▶ **Data records**:
>> START
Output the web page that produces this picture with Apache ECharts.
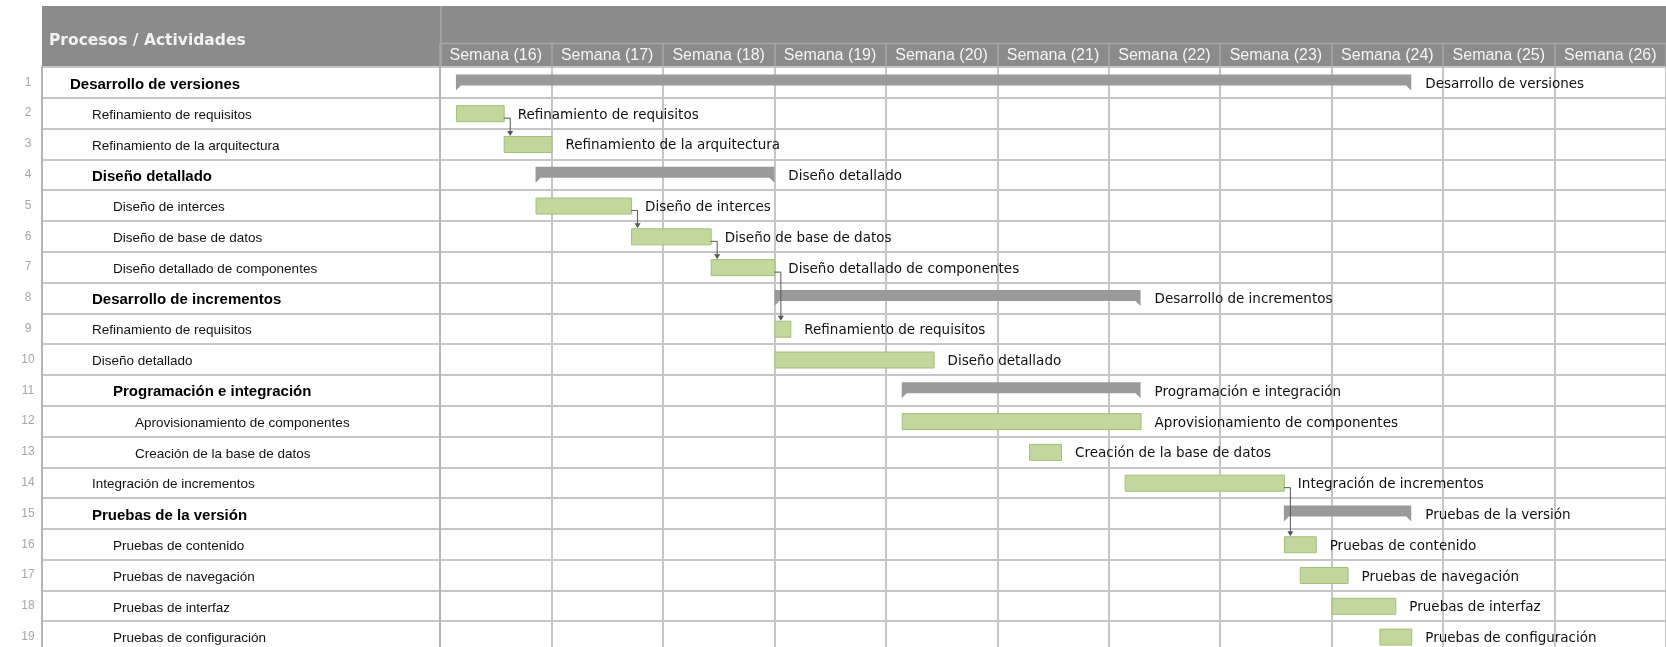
>> END
>> START
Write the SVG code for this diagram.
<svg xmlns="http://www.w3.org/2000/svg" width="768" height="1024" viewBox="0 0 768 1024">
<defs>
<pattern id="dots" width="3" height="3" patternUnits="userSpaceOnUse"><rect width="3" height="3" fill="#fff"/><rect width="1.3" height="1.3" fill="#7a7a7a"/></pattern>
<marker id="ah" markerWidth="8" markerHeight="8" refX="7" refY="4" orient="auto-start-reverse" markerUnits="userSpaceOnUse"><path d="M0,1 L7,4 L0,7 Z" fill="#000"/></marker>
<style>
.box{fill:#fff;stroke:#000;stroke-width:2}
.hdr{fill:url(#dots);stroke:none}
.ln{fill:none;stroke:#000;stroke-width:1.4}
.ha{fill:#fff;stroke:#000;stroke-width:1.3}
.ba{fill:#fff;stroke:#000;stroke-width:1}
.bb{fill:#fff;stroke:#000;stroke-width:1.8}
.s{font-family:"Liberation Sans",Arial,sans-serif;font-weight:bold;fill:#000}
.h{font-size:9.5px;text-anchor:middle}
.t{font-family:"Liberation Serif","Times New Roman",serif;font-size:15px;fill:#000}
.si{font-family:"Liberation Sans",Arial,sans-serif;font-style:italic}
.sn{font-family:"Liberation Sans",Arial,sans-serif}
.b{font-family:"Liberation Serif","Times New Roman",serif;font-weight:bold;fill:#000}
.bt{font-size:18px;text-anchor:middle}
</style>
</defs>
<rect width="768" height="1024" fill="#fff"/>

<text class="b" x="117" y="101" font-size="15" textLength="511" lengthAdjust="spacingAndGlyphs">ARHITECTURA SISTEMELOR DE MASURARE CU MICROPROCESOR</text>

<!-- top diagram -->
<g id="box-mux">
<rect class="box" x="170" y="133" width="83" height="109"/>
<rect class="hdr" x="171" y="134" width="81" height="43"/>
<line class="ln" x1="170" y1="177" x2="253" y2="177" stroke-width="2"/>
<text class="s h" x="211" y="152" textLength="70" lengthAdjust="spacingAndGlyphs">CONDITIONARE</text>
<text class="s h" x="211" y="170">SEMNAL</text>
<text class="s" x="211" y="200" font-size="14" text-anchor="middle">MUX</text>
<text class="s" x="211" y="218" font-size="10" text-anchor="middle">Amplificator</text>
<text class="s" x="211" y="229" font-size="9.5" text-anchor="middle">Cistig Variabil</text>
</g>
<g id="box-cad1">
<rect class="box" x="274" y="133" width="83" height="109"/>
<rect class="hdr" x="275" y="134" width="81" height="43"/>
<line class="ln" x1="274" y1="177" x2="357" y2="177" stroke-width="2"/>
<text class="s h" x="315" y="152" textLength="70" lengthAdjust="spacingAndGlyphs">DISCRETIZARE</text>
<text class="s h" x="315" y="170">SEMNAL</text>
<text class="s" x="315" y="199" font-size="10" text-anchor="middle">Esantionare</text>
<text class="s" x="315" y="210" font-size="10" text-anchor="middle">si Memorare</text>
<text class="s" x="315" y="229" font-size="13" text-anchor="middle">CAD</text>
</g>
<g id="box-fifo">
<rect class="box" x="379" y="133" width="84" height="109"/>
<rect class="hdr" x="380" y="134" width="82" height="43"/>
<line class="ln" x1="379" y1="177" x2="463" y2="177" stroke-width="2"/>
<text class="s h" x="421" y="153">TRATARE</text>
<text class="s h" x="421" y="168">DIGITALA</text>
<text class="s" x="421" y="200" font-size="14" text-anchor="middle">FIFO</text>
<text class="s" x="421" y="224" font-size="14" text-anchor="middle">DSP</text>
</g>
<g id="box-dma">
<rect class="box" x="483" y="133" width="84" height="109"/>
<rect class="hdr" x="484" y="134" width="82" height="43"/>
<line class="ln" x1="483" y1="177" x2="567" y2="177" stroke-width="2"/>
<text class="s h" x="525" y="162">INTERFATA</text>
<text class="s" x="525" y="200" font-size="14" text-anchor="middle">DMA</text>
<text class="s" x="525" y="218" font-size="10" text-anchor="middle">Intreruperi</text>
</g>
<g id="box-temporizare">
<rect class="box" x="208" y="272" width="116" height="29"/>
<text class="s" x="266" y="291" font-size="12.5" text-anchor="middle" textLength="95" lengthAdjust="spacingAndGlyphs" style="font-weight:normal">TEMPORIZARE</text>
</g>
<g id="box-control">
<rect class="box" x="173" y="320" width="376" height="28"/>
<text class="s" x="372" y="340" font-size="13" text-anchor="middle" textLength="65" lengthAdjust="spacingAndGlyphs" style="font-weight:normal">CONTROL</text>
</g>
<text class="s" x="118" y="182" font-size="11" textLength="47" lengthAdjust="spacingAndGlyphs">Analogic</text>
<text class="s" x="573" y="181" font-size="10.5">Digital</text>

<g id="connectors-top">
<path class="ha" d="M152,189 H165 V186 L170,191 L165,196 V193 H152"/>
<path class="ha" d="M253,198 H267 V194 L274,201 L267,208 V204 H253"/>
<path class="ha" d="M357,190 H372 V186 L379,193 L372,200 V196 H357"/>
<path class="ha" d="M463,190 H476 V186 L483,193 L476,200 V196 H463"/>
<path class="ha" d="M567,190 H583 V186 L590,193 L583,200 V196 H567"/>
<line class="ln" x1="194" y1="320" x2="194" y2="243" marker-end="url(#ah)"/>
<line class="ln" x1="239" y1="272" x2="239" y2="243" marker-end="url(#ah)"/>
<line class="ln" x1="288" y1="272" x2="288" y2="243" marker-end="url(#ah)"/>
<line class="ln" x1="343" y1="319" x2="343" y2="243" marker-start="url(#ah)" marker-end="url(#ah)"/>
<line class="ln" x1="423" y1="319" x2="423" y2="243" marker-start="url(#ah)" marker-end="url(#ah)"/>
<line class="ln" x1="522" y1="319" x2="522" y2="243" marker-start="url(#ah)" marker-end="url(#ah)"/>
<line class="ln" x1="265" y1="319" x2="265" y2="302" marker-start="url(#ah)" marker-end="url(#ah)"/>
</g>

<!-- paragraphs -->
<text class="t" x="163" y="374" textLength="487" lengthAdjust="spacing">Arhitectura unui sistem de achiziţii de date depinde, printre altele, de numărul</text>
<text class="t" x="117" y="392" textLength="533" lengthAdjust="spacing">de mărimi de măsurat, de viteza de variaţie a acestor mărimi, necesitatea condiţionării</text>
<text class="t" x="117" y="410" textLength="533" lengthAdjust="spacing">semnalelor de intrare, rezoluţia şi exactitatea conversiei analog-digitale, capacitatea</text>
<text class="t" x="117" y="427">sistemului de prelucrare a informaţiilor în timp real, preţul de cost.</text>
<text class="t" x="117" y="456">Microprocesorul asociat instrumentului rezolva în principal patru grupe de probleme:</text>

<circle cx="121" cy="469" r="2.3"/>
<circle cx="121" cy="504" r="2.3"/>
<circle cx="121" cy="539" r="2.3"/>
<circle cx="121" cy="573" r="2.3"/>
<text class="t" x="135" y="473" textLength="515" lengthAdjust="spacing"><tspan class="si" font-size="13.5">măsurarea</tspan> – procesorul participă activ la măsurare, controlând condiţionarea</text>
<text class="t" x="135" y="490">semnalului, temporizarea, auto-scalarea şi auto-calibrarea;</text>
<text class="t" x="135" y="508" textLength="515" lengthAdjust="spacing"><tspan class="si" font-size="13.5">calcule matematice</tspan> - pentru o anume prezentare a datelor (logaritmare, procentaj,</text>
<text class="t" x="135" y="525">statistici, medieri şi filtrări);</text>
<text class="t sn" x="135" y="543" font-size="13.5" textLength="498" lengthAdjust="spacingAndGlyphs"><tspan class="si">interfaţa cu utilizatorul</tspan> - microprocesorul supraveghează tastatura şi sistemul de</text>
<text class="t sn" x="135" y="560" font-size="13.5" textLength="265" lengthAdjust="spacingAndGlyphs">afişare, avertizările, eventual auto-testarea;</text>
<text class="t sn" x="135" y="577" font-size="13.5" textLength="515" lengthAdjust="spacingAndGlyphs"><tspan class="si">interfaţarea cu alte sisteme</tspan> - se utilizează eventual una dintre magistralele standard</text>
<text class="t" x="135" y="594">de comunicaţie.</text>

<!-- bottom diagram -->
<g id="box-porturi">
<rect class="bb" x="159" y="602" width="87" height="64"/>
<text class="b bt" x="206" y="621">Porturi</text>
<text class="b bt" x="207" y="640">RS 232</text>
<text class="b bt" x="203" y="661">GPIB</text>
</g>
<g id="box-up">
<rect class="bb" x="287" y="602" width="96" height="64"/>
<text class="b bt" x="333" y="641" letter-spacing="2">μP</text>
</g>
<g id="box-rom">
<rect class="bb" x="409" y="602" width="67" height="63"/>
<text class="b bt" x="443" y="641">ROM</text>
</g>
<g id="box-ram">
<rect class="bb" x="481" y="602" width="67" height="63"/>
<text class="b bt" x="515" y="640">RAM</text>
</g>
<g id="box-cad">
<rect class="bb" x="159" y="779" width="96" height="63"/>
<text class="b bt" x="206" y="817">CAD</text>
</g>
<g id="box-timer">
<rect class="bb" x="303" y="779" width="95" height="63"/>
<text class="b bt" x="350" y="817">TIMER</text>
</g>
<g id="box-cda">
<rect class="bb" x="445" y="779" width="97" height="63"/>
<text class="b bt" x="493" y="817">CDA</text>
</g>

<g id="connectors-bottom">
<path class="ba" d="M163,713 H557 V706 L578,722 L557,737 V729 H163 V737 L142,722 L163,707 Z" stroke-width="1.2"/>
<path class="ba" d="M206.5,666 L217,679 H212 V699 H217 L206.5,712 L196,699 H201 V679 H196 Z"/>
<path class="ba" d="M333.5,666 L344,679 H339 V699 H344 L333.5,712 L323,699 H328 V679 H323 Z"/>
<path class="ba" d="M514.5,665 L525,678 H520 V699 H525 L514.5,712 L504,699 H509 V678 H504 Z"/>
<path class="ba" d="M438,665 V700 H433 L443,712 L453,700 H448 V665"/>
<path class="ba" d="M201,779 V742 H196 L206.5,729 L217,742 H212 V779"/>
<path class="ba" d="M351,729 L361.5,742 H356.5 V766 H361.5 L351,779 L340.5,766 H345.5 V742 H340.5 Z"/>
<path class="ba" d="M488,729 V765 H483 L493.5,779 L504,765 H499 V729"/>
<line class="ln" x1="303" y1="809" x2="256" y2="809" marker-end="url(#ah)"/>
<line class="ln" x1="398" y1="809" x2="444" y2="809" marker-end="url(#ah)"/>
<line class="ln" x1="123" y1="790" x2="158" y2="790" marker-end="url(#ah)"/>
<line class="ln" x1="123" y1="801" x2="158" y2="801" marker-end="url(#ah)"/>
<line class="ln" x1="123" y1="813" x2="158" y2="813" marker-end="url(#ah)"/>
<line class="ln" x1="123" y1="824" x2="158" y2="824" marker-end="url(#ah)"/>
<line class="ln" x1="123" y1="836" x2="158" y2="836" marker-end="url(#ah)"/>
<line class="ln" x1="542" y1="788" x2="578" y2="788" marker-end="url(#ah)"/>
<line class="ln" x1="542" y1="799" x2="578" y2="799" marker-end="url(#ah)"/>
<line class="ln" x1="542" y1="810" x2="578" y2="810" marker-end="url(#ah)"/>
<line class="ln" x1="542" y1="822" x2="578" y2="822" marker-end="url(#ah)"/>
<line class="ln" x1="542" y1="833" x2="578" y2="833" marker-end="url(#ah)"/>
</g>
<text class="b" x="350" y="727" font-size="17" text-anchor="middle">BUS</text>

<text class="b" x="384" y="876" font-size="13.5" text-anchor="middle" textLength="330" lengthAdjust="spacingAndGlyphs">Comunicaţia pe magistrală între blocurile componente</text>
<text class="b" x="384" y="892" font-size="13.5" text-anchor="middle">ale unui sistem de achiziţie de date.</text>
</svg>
>> END
>> START
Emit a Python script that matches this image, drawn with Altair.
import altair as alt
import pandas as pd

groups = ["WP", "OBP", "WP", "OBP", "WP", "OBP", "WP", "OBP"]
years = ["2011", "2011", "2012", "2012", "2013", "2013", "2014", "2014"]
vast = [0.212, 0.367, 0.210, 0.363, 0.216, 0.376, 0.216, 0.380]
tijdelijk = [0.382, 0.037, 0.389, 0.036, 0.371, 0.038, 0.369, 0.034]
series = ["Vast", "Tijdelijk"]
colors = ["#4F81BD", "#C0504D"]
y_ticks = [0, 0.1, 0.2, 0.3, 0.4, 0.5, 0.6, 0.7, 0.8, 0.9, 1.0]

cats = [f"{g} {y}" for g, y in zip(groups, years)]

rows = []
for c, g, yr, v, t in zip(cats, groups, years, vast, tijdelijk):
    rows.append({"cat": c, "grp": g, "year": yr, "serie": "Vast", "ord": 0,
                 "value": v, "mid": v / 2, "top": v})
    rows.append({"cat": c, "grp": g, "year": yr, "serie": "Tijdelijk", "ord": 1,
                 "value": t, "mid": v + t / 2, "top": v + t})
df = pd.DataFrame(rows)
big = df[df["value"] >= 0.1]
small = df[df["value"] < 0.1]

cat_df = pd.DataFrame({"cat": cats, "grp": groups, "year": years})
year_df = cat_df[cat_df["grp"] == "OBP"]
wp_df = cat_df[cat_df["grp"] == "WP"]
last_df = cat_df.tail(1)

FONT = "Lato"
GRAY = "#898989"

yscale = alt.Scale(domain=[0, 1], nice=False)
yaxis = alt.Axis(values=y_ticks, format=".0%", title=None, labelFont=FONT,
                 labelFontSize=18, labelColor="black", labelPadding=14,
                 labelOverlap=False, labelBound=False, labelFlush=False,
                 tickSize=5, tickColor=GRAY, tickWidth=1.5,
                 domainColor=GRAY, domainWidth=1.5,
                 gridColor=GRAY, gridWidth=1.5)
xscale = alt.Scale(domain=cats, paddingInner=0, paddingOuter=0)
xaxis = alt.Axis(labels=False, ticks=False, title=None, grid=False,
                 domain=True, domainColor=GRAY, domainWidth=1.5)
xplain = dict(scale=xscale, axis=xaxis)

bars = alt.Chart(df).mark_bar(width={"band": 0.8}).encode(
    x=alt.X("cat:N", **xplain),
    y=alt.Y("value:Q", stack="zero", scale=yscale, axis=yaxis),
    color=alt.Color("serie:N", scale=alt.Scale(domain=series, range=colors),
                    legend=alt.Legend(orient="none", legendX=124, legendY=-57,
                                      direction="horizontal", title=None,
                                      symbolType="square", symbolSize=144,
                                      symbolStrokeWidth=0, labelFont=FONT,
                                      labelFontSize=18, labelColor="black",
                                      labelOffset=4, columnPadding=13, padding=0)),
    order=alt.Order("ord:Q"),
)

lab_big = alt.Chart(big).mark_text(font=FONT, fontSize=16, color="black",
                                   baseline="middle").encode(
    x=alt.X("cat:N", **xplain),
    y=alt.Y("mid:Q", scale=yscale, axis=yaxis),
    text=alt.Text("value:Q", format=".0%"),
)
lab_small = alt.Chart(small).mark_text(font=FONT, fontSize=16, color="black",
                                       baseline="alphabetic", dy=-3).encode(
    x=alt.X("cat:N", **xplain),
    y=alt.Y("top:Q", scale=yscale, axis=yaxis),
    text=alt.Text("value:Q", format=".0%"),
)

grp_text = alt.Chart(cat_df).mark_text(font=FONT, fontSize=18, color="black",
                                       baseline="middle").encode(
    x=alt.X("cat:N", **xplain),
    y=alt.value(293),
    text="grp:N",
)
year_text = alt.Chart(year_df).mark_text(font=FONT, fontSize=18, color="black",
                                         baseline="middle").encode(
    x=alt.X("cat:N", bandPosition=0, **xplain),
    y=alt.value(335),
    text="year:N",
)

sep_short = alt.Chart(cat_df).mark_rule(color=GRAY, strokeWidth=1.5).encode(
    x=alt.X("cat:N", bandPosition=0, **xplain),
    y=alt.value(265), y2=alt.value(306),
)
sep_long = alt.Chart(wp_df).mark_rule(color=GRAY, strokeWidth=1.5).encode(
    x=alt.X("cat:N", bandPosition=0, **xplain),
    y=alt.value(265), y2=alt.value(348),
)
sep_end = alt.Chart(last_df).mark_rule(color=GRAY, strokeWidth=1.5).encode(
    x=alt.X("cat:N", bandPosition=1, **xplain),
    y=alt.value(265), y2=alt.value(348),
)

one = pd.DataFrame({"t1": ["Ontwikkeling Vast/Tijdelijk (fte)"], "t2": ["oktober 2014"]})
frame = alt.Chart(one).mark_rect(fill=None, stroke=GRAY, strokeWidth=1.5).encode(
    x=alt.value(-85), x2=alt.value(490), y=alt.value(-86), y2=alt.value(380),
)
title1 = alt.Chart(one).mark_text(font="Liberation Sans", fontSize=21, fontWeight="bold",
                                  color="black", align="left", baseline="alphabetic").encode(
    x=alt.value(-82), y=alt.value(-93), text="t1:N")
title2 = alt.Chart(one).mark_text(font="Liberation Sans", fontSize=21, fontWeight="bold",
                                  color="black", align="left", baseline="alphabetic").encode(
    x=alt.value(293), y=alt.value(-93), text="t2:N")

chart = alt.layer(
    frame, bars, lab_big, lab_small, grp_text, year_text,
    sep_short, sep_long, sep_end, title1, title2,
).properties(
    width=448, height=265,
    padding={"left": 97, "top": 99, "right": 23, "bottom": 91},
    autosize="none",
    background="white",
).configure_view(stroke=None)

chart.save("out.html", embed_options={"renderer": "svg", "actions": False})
>> END
▶ **Problem to solve**: Count the lines of the data that contain the string "this", and reply with that number alone.

▶ **Reply to the task**: 3